Chagall had been drawn to the performative arts from an early age and was captivated by the creative worlds they unveiled: ‘as a child, Chagall not only wanted to be a singer, he wanted to be a dancer, a violinist, a poet… all the arts moved and stimulated him, excited and obsessed him’ (N. Bondil, ‘Some Notes on Chagall’s Magical Score,’ in Chagall and Music, exh. cat., The Montreal Museum of Fine Arts, 2017, p. 19). As a young man he became the chief set designer for the Theatre of Revolutionary Satire in his native Vitebsk, and in 1920 he was asked to create the backdrops for the Jewish Chamber Theatre’s first Moscow production, before painting seven monumental murals for them too. It would be some twenty or so years before the artist resumed his engagement with the theatre, when, having settled in New York, he was approached by the Ballet Theatre in 1941, commissioned to design the costumes and sets for an upcoming production called Aleko. The ballet was to be choreographed by the famous Russian dancer Léonide Massine, who, like Chagall, had emigrated to the city. It was an interpretation of Alexander Pushkin’s poem The Gypsies, set to an orchestration of Petyr Tchaikovsky’s Trio in A Minor, Op. 50, for piano, violin and cello. The artist was captivated by Pushkin’s story, which explored narratives of love and loss, exile, and nomadic life, as well as invoking the pre-Revolutionary Russia that Chagall had known as a child.
Chagall and Massine worked tirelessly together for months, sharing their inspired and poetic visions for the ballet. The two collaborated closely, listening to the music together in Chagall’s studio with the artist’s wife Bella reading Pushkin’s verses as they discussed colour schemes and choreography. Although the ballet had been planned to debut in New York, for technical and economic reasons production was moved to Mexico City, and it was there that Chagall himself painted the sets for Massine and his drawings of the costumes were brought to life, their creation supervised by Bella. Teams of local craftspeople and artisans assisted, including the Surrealist painters Leonora Carrington and Remedios Varo. With Massine and Chagall’s artistic vision finalised, Aleko was first performed in September 1942 in Mexico City, before debuting in New York that October. Their collaboration was a complete triumph, attracting significant praise from critics in Mexico and New York.

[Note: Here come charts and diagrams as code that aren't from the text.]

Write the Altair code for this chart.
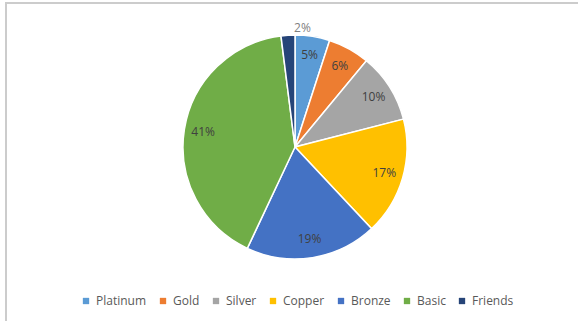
import altair as alt
import pandas as pd

categories = ["Platinum", "Gold", "Silver", "Copper", "Bronze", "Basic", "Friends"]
values = [5, 6, 10, 17, 19, 41, 2]
labels = ["5%", "6%", "10%", "17%", "19%", "41%", "2%"]
colors = ["#5B9BD5", "#ED7D31", "#A5A5A5", "#FFC000", "#4472C4", "#70AD47", "#264478"]

df = pd.DataFrame({
    "cat": categories,
    "val": values,
    "lab": labels,
    "ord": list(range(len(categories))),
})

CX, CY, R = 295, 147, 112

base = alt.Chart(df).encode(
    theta=alt.Theta("val:Q", stack=True),
    order=alt.Order("ord:Q"),
)

pie = base.mark_arc(outerRadius=R, stroke="white", strokeWidth=1.5).encode(
    x=alt.value(CX), y=alt.value(CY),
    color=alt.Color("cat:N", scale=alt.Scale(domain=categories, range=colors),
                    sort=categories,
                    legend=alt.Legend(title=None, orient="none", direction="horizontal",
                                      legendX=80, legendY=295, symbolType="square",
                                      symbolSize=40, symbolStrokeWidth=0,
                                      labelFont="Open Sans", labelFontSize=12,
                                      labelColor="#595959", columnPadding=10,
                                      labelOffset=4, padding=0)),
)

txt_in = base.mark_text(radius=93, font="Open Sans", fontSize=12, color="#404040").encode(
    x=alt.value(CX), y=alt.value(CY), text="lab:N",
).transform_filter(alt.datum.cat != "Friends")

txt_out = base.mark_text(radius=119, font="Open Sans", fontSize=12, color="#7f7f7f").encode(
    x=alt.value(CX), y=alt.value(CY), text="lab:N",
).transform_filter(alt.datum.cat == "Friends")

border_top = alt.Chart(df).mark_rule(color="#cccccc", strokeWidth=2).encode(
    x=alt.value(5), x2=alt.value(578), y=alt.value(3)
)
border_left = alt.Chart(df).mark_rule(color="#cccccc", strokeWidth=2).encode(
    x=alt.value(6), y=alt.value(2), y2=alt.value(321)
)

chart = alt.layer(border_top, border_left, pie, txt_in, txt_out).properties(
    width=578, height=321, padding=0, autosize=alt.AutoSizeParams(type="none")
).configure_view(stroke=None)

chart.save("out.html", embed_options={"renderer": "svg", "actions": False})
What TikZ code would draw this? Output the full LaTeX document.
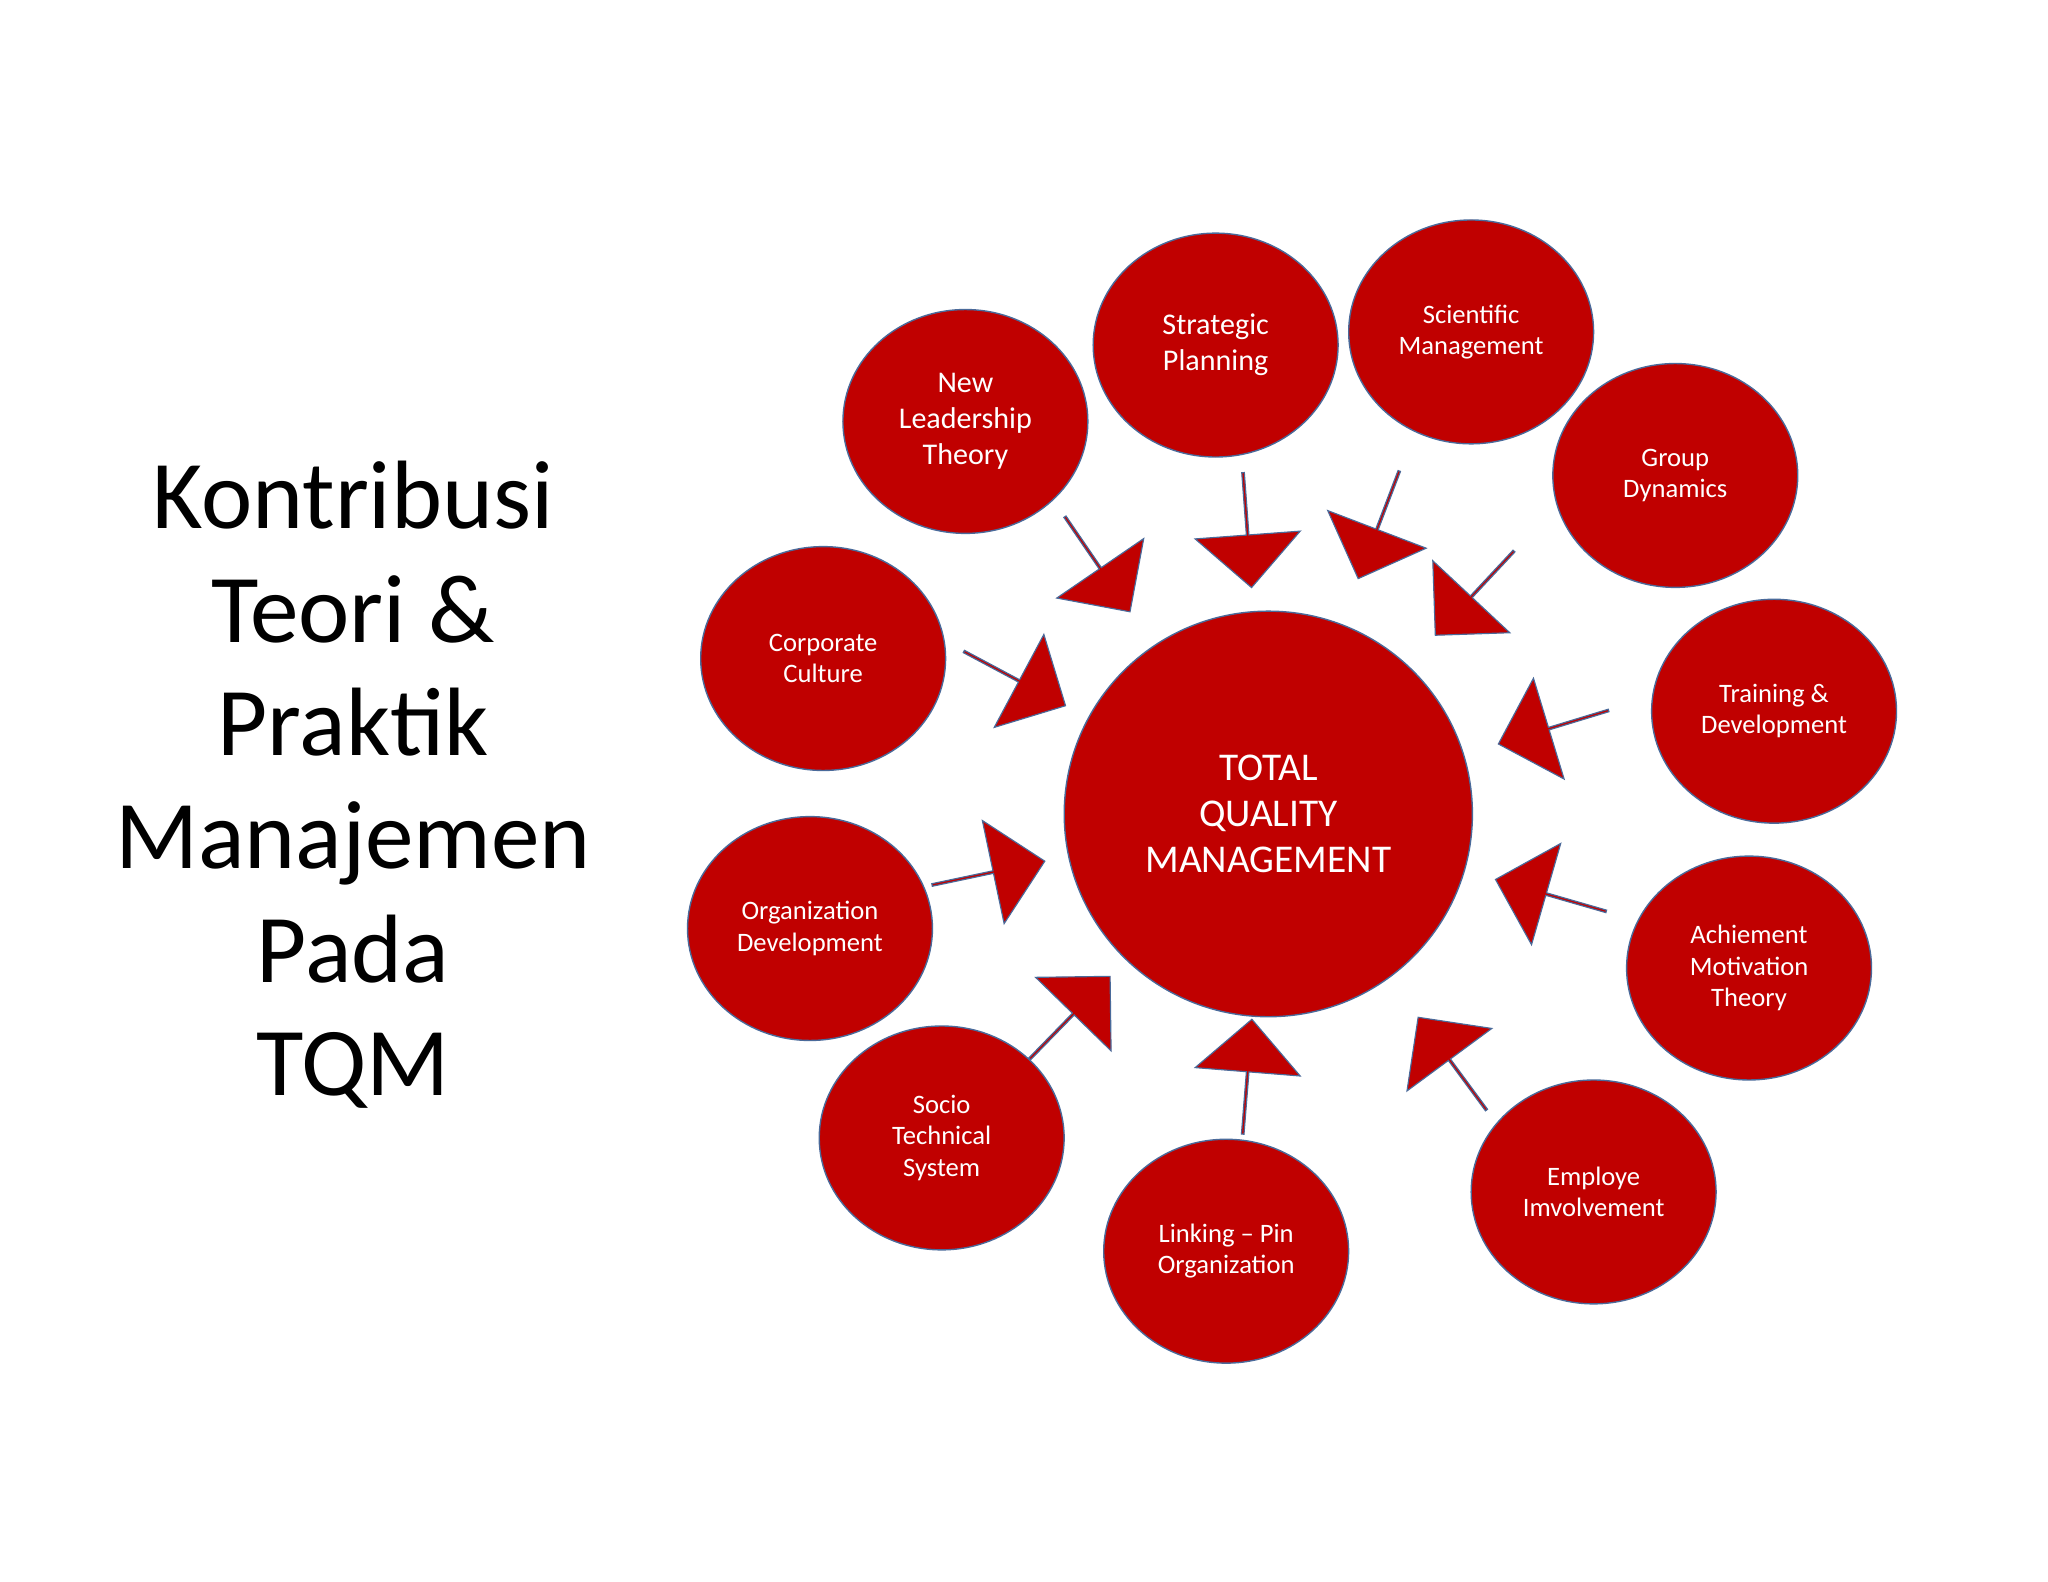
\documentclass[tikz,border=0pt]{standalone}
\usepackage{fontspec}
\setmainfont{Carlito}
\usetikzlibrary{shapes.geometric,shapes.arrows}
\definecolor{tqmred}{HTML}{C00000}
\definecolor{edge}{HTML}{4A6A9A}
\tikzset{
  bub/.style={ellipse,fill=tqmred,draw=edge,line width=0.6pt,minimum width=3.72cm,minimum height=3.4cm,inner sep=0pt,text=white,align=center,font=\fontsize{11.5}{13.5}\selectfont},
  blockarrow/.style={single arrow,fill=tqmred,draw=edge,line width=0.5pt,minimum height=1.75cm,minimum width=1.6cm,single arrow head extend=0.35cm,single arrow head indent=0pt,inner sep=0pt}
}
\newcommand{\blockarr}[3]{\node[blockarrow,rotate={atan2(-(618-#3),963-#2)}] (#1) at (#2,#3) {};}
\begin{document}
\begin{tikzpicture}[x=0.02cm,y=-0.02cm]
\useasboundingbox[fill=white] (0,0) rectangle (1555,1201);
\node[align=center,font=\fontsize{42}{49}\selectfont] (title) at (268,596) {Kontribusi\\Teori \&\\Praktik\\Manajemen\\Pada\\TQM};
\node[bub,minimum width=6.2cm,minimum height=6.16cm,font=\fontsize{17}{20}\selectfont] (tqm) at (963,618) {TOTAL\\QUALITY\\MANAGEMENT};
\node[bub,font=\fontsize{13}{15.5}\selectfont] (nl) at (733,320) {New\\Leadership\\Theory};
\node[bub,font=\fontsize{13}{15.5}\selectfont] (sp) at (923,262) {Strategic\\Planning};
\node[bub] (sm) at (1117,252) {Scientific\\Management};
\node[bub] (gd) at (1272,361) {Group\\Dynamics};
\node[bub] (td) at (1347,540) {Training \&\\Development};
\node[bub] (am) at (1328,735) {Achiement\\Motivation\\Theory};
\node[bub] (ei) at (1210,905) {Employe\\Imvolvement};
\node[bub] (lp) at (931,950) {Linking -- Pin\\Organization};
\node[bub] (st) at (715,864) {Socio\\Technical\\System};
\node[bub] (od) at (615,705) {Organization\\Development};
\node[bub] (cc) at (625,500) {Corporate\\Culture};
\blockarr{a1}{833}{428}
\blockarr{a2}{947}{402}
\blockarr{a3}{1047}{398}
\blockarr{a4}{1120}{450}
\blockarr{a5}{1180}{552}
\blockarr{a6}{1178}{680}
\blockarr{a7}{1103}{808}
\blockarr{a8}{947}{818}
\blockarr{a9}{812}{773}
\blockarr{a10}{750}{663}
\blockarr{a11}{770}{515}
\end{tikzpicture}
\end{document}
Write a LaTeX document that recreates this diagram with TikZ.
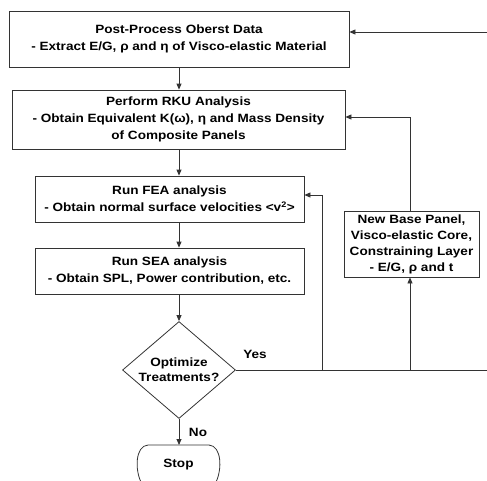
\documentclass[tikz,border=0pt]{standalone}
\usepackage{fontspec}
\setmainfont[FakeStretch=1.13]{Liberation Sans}
\usetikzlibrary{shapes.geometric,arrows.meta}
\begin{document}
\begin{tikzpicture}[x=1pt,y=-1pt,
  line/.style={draw=black!80, line width=0.8pt},
  arr/.style={line, -{Triangle[length=6pt,width=5pt]}},
  box/.style={line, fill=white, rectangle, inner sep=0pt, align=center, font=\fontsize{12}{17}\selectfont\bfseries},
  lbl/.style={font=\fontsize{12}{14}\selectfont\bfseries, inner sep=0pt}
]
\useasboundingbox (0,0) rectangle (487,480);
\clip (0,0) rectangle (487,480);
\node[box, minimum width=340pt, minimum height=56pt] (b1) at (179,39)
  {Post-Process Oberst Data\\- Extract {\large E/G}, ρ and η of Visco-elastic Material};
\node[box, minimum width=333pt, minimum height=59pt] (b2) at (178.5,119.5)
  {Perform RKU Analysis\\- Obtain Equivalent {\large K(ω)}, η and Mass Density\\of Composite Panels};
\node[box, minimum width=269pt, minimum height=46pt] (b3) at (169.5,199)
  {Run FEA analysis\\- Obtain normal surface velocities <v\textsuperscript{2}>};
\node[box, minimum width=269pt, minimum height=46pt] (b4) at (169.5,271)
  {Run SEA analysis\\- Obtain SPL, Power contribution, etc.};
\node[box, diamond, minimum width=113pt, minimum height=97pt, aspect=1.16,
  font=\fontsize{12}{15}\selectfont\bfseries] (dia) at (179,370) {Optimize\\Treatments?};
\node[box, minimum width=135pt, minimum height=66pt, font=\fontsize{12}{16}\selectfont\bfseries] (b5) at (411.5,244)
  {New Base Panel,\\Visco-elastic Core,\\Constraining Layer\\- {\large E/G}, ρ and {\large t}};
\node[lbl, minimum width=81pt, minimum height=40pt] (stop) at (178.5,465) {Stop};
\draw[line] (148,445) -- (209,445) .. controls (222,446) and (222,470) .. (216,482)
  (148,445) .. controls (135,446) and (135,470) .. (141,482);
\node[lbl] (yes) at (255,354) {Yes};
\node[lbl] (no) at (198,432) {No};
\coordinate (rtop) at (487,32);
\coordinate (ryes) at (487,370);
\coordinate (j1) at (322,370);
\coordinate (j2) at (410,370);
\coordinate (stoptop) at (179,445);
\draw[arr] (rtop) -- (b1.east |- rtop);
\draw[arr] (b1.south -| dia.north) -- (b2.north -| dia.north);
\draw[arr] (b2.south -| dia.north) -- (b3.north -| dia.north);
\draw[arr] (b3.south -| dia.north) -- (b4.north -| dia.north);
\draw[arr] (b4.south -| dia.north) -- (dia.north);
\draw[arr] (dia.south) -- (stoptop);
\draw[line] (dia.east) -- (ryes);
\draw[arr] (j1) -- (322,195) -- (b3.east |- 0,195);
\draw[arr] (j2) -- (b5.south -| j2);
\draw[arr] (b5.north -| j2) -- (410,117) -- (b2.east |- 0,117);
\end{tikzpicture}
\end{document}
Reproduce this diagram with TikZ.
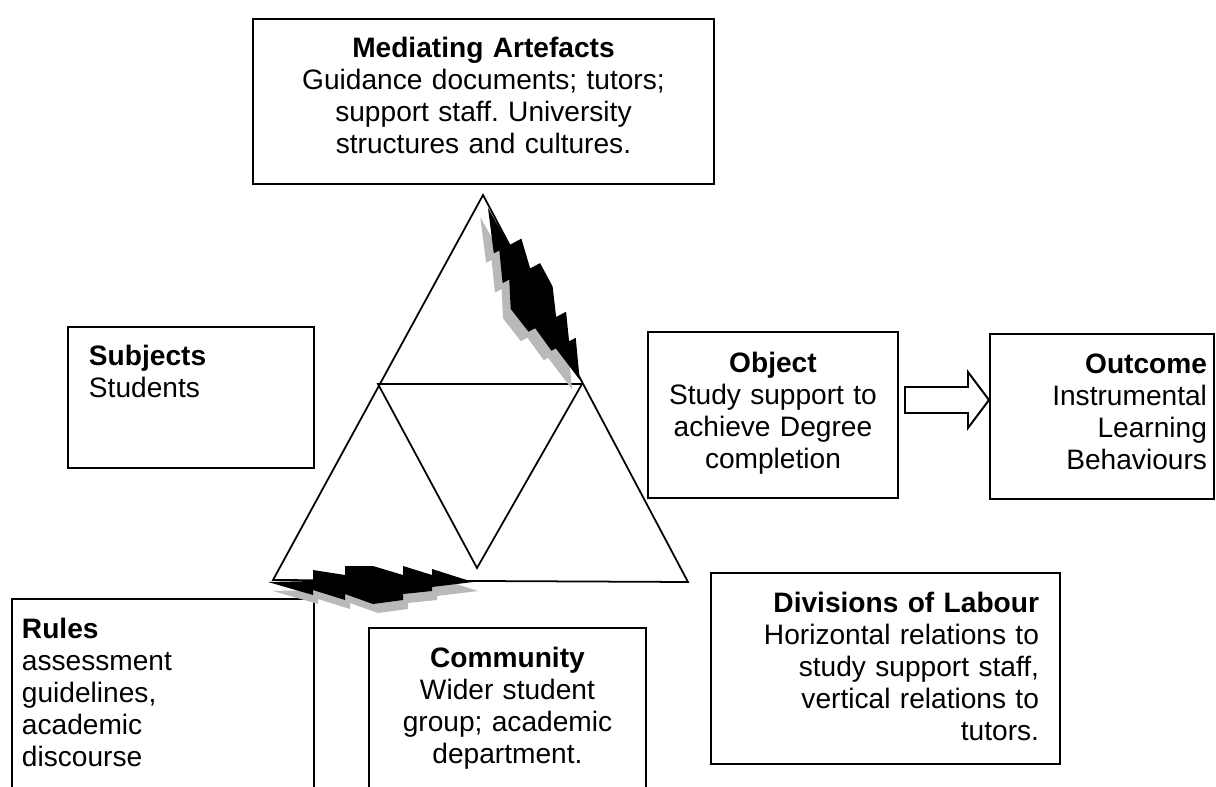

While working with Massine, Chagall spent hours watching the dancers rehearse, and his close observations enhanced his understanding of form and movement. The artist’s balletically-inspired works, such as Ballerine pour Léonide Massine, showcase his astounding ability to capture the elegant dynamism of the human figure. Here, the pearlescent ballerina dances between light and dark, and the composition is infused with a deeply evocative poignancy, a beautiful sense of love and loss, perhaps particularly resonant of Chagall’s personal life in these years. The previous year, 1944, the artist’s beloved wife Bella passed away, and overcome with grief, Chagall had been unable to work for six months. It was in the spring of 1945 that he resumed painting, and began designing the sets and costumes for another ballet, The Firebird. The artist went on to work on one more ballet in his lifetime, Daphnis and Chloe, as well as a production of the opera The Magic Flute. His ability to reflect and capture the emotional intensity and synaesthesia of the performing arts continued to be recognised, and the artist was asked to paint the ceiling frescoes of the magnificent Opéra Garnier in Paris in the 1960s. Ballerine pour Léonide Massine was acquired by the pivotal collector and gallerist Agnes Widlund, whose gallery, Samlaren, revolutionised and modernised the Swedish art scene.